### The task
Please retype the records below exactly, from the first line through the line containing "const chart = echarts.init(document.getElementById('chart'));", and leave out any pictures.

### Recorded information
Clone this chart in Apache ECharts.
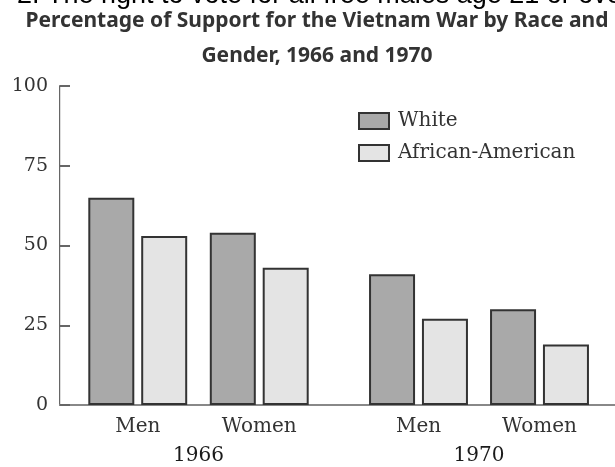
<!DOCTYPE html>
<html>
<head>
<meta charset="utf-8">
<script src="https://cdn.jsdelivr.net/npm/echarts@6/dist/echarts.min.js"></script>
<style>
  html, body {margin: 0; padding: 0; background: #fff;}
  #chart {width: 615px; height: 467px;}
</style>
</head>
<body>
<div id="chart"></div>
<script>
// data
const groups = ['Men', 'Women'];
const years = ['1966', '1970'];
const white1966 = [65, 54];
const african1966 = [53, 43];
const white1970 = [41, 30];
const african1970 = [27, 19];
const yTicks = [0, 25, 50, 75, 100];

const serif = 'DejaVu Serif';
const whiteFill = '#a9a9a9';
const africanFill = '#e4e4e4';
const edge = '#333';

const chart = echarts.init(document.getElementById('chart'));

const hiddenY = (gi) => ({
    gridIndex: gi, type: 'value', min: yTicks[0], max: yTicks[yTicks.length - 1],
    show: false
});
const groupAxis = (gi) => ({
    gridIndex: gi, type: 'category', data: groups, position: 'bottom',
    axisLine: {show: false}, axisTick: {show: false},
    axisLabel: {fontFamily: serif, fontSize: 20, color: '#333', margin: 12}
});
const yearAxis = (gi, y) => ({
    gridIndex: gi, type: 'category', data: [y], position: 'bottom', offset: 29,
    axisLine: {show: false}, axisTick: {show: false},
    axisLabel: {fontFamily: serif, fontSize: 20, color: '#1a1a1a', margin: 12}
});
const bar = (name, gi, data, fill) => ({
    name, type: 'bar', xAxisIndex: gi === 1 ? 1 : 3, yAxisIndex: gi === 1 ? 2 : 3,
    data, barWidth: 46, barGap: '15%',
    itemStyle: {color: fill, borderColor: edge, borderWidth: 2}
});

chart.setOption({
    animation: false,
    title: [{
        text: '2. The right to vote for all free males age 21 or over',
        left: 17, top: -18, padding: 0,
        textStyle: {fontFamily: 'Liberation Sans', fontSize: 27, fontWeight: 'normal', color: '#000'}
    }, {
        text: 'Percentage of Support for the Vietnam War by Race and\nGender, 1966 and 1970',
        left: 317, textAlign: 'center', top: 4, padding: 0,
        textStyle: {fontFamily: 'Noto Sans', fontSize: 21, fontWeight: 'bold', color: '#333', lineHeight: 35}
    }],
    legend: {
        orient: 'vertical', left: 358, top: 111, itemWidth: 30, itemHeight: 16, itemGap: 12,
        icon: 'rect', padding: 0,
        data: ['White', 'African-American'],
        textStyle: {fontFamily: serif, fontSize: 20, color: '#333', padding: [0, 0, 0, 4]}
    },
    grid: [
        {left: 60, right: 1, top: 86, bottom: 62},
        {left: 77, width: 243, top: 86, bottom: 62},
        {left: 358, width: 242, top: 86, bottom: 62}
    ],
    xAxis: [
        {gridIndex: 0, type: 'value', min: 0, max: 1, position: 'bottom',
         axisLine: {show: true, lineStyle: {color: '#666', width: 2}},
         axisTick: {show: false}, axisLabel: {show: false}, splitLine: {show: false}},
        groupAxis(1),
        yearAxis(1, years[0]),
        groupAxis(2),
        yearAxis(2, years[1]),
        {gridIndex: 0, type: 'value', min: 0, max: 1, position: 'top',
         axisLine: {show: true, lineStyle: {color: '#888', width: 2}},
         axisTick: {show: false}, axisLabel: {show: false}, splitLine: {show: false}}
    ],
    yAxis: [
        {gridIndex: 0, type: 'value', min: 0, max: 100, interval: 25,
         axisLine: {show: true, lineStyle: {color: '#666', width: 2}},
         axisTick: {show: true, inside: true, length: 10, lineStyle: {color: '#666', width: 2}},
         axisLabel: {fontFamily: serif, fontSize: 19, color: '#333', margin: 12},
         splitLine: {show: false}},
        {gridIndex: 0, type: 'value', min: 0, max: 100, position: 'right',
         axisLine: {show: true, lineStyle: {color: '#ddd', width: 1}},
         axisTick: {show: false}, axisLabel: {show: false}, splitLine: {show: false}},
        hiddenY(1),
        hiddenY(2)
    ],
    series: [
        bar('White', 1, white1966, whiteFill),
        bar('African-American', 1, african1966, africanFill),
        bar('White', 2, white1970, whiteFill),
        bar('African-American', 2, african1970, africanFill)
    ]
});
</script>
</body>
</html>
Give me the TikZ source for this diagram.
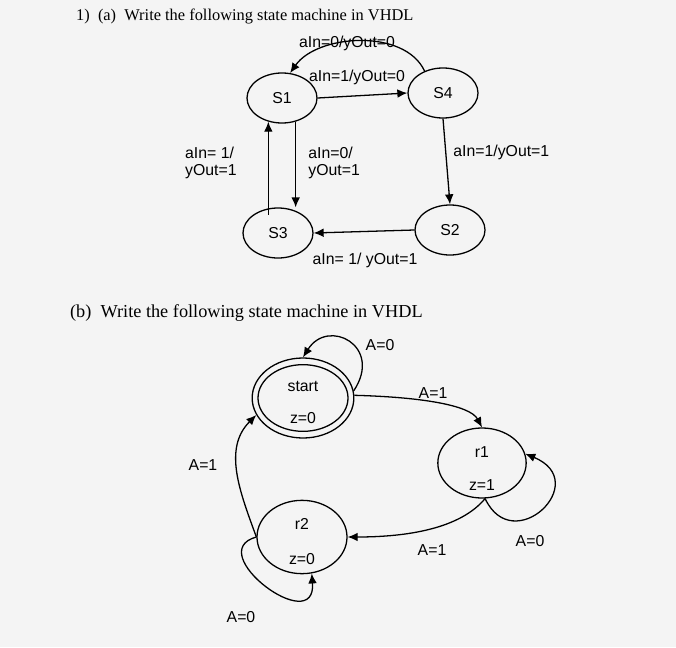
\documentclass[tikz,border=0pt]{standalone}
\usepackage{fontspec}
\setmainfont{Liberation Serif}
\setsansfont{Liberation Sans}
\usetikzlibrary{positioning,shapes,arrows.meta}

\begin{document}
\begin{tikzpicture}[
x=0.03cm, y=-0.03cm,
state/.style={ellipse, draw=black, line width=1.1pt, inner sep=0pt, font=\sffamily\fontsize{13.5}{15}\selectfont},
lbl/.style={font=\sffamily\fontsize{13.5}{15}\selectfont, inner sep=1pt},
edge/.style={-{Latex[length=3mm,width=2.6mm]}, line width=1.1pt},
]
\useasboundingbox[fill=gray!9] (0,0) rectangle (676,647);

%Headings
\node[anchor=west, font=\fontsize{14}{16}\selectfont] (head_a) at (72,16) {1)\ \ (a)\ \ Write the following state machine in VHDL};
\node[anchor=west, font=\fontsize{15.6}{17}\selectfont] (head_b) at (66,313) {(b)\ \ Write the following state machine in VHDL};

%Part (a) states
\node[state, minimum width=2.1cm, minimum height=1.5cm] (S1) at (282,98) {S1};
\node[state, minimum width=2.1cm, minimum height=1.5cm] (S4) at (443,93) {S4};
\node[state, minimum width=2.1cm, minimum height=1.5cm] (S3) at (278,233) {S3};
\node[state, minimum width=2.1cm, minimum height=1.5cm] (S2) at (450,230) {S2};

%Part (a) labels
\node[lbl] (l_s4s1) at (347,43) {aIn=0/yOut=0};
\node[lbl] (l_s1s4) at (357,77) {aIn=1/yOut=0};
\node[lbl, anchor=west, align=left] (l_s1s3) at (307,163) {aIn=0/\\yOut=1};
\node[lbl, anchor=east, align=left] (l_s3s1) at (238,163) {aIn= 1/\\yOut=1};
\node[lbl, anchor=west] (l_s4s2) at (452,152) {aIn=1/yOut=1};
\node[lbl] (l_s2s3) at (365,260) {aIn= 1/ yOut=1};

%Part (a) transitions
\draw[edge] (S1.east) -- (S4.west);
\draw[edge] (S4.130) to[out=115, in=55, looseness=0.9] (S1.72);
\draw[edge] (S1.-60) -- (S1.-60 |- S3.north);
\draw[edge] (S3.north west -| S1.240) -- (S1.240);
\draw[edge] (S4.south) -- (S2.north);
\draw[edge] (S2.west) -- (S3.east);

%Part (b) states
\node[state, minimum width=2.7cm, minimum height=2.0cm] (start) at (303,398) {};
\node[ellipse, draw=black, line width=1.1pt, minimum width=3.05cm, minimum height=2.4cm] (start_outer) at (303,398) {};
\node[lbl] (start_name) at (303,386) {start};
\node[lbl] (start_out) at (303,418) {z=0};
\node[state, minimum width=2.65cm, minimum height=2.1cm] (r1) at (482,463) {};
\node[lbl] (r1_name) at (482,452) {r1};
\node[lbl] (r1_out) at (482,485) {z=1};
\node[state, minimum width=2.7cm, minimum height=2.2cm] (r2) at (302,537) {};
\node[lbl] (r2_name) at (302,524) {r2};
\node[lbl] (r2_out) at (302,559) {z=0};

%Part (b) labels
\node[lbl] (l_start0) at (380,345) {A=0};
\node[lbl] (l_start1) at (433,393) {A=1};
\node[lbl] (l_r10) at (530,541) {A=0};
\node[lbl] (l_r11) at (432,550) {A=1};
\node[lbl] (l_r21) at (203,465) {A=1};
\node[lbl] (l_r20) at (241,617) {A=0};

%Part (b) transitions
\draw[edge] (start_outer.8) .. controls +(30,-45) and +(25,-40) .. (start_outer.north);
\draw[edge] (start_outer.3) .. controls (420,397) and (470,405) .. (r1.north);
\draw[edge] (r1.-85) .. controls +(28,60) and +(68,28) .. (r1.12);
\draw[edge] (r1.-85) .. controls +(-25,30) and +(60,0) .. (r2.east);
\draw[edge] (r2.west) to[out=110, in=225] (start_outer.200);
\draw[edge] (r2.west) .. controls +(-55,15) and +(5,65) .. (r2.-75);
\end{tikzpicture}
\end{document}
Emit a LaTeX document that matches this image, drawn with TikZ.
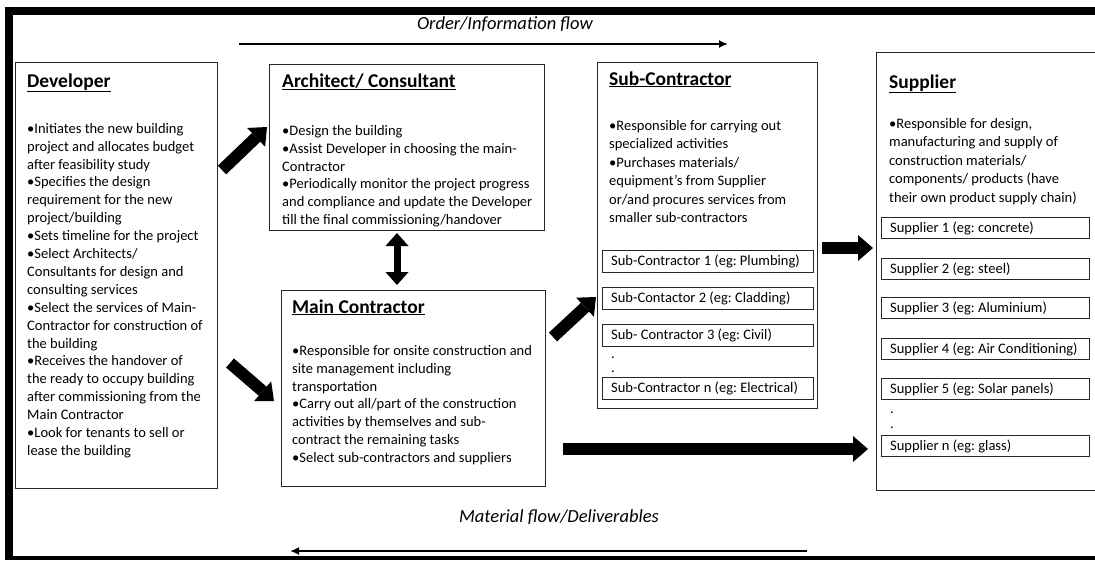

### Exercise result
Clone this chart in Apache ECharts.
<!DOCTYPE html>
<html>
<head>
<meta charset="utf-8">
<script src="https://cdn.jsdelivr.net/npm/echarts@6/dist/echarts.min.js"></script>
<style>
  html, body {margin: 0; padding: 0; background: #fff;}
  #chart {width: 615px; height: 467px;}
</style>
</head>
<body>
<div id="chart"></div>
<script>
// data
const groups = ['Men', 'Women'];
const years = ['1966', '1970'];
const white1966 = [65, 54];
const african1966 = [53, 43];
const white1970 = [41, 30];
const african1970 = [27, 19];
const yTicks = [0, 25, 50, 75, 100];

const serif = 'DejaVu Serif';
const whiteFill = '#a9a9a9';
const africanFill = '#e4e4e4';
const edge = '#333';

const chart = echarts.init(document.getElementById('chart'));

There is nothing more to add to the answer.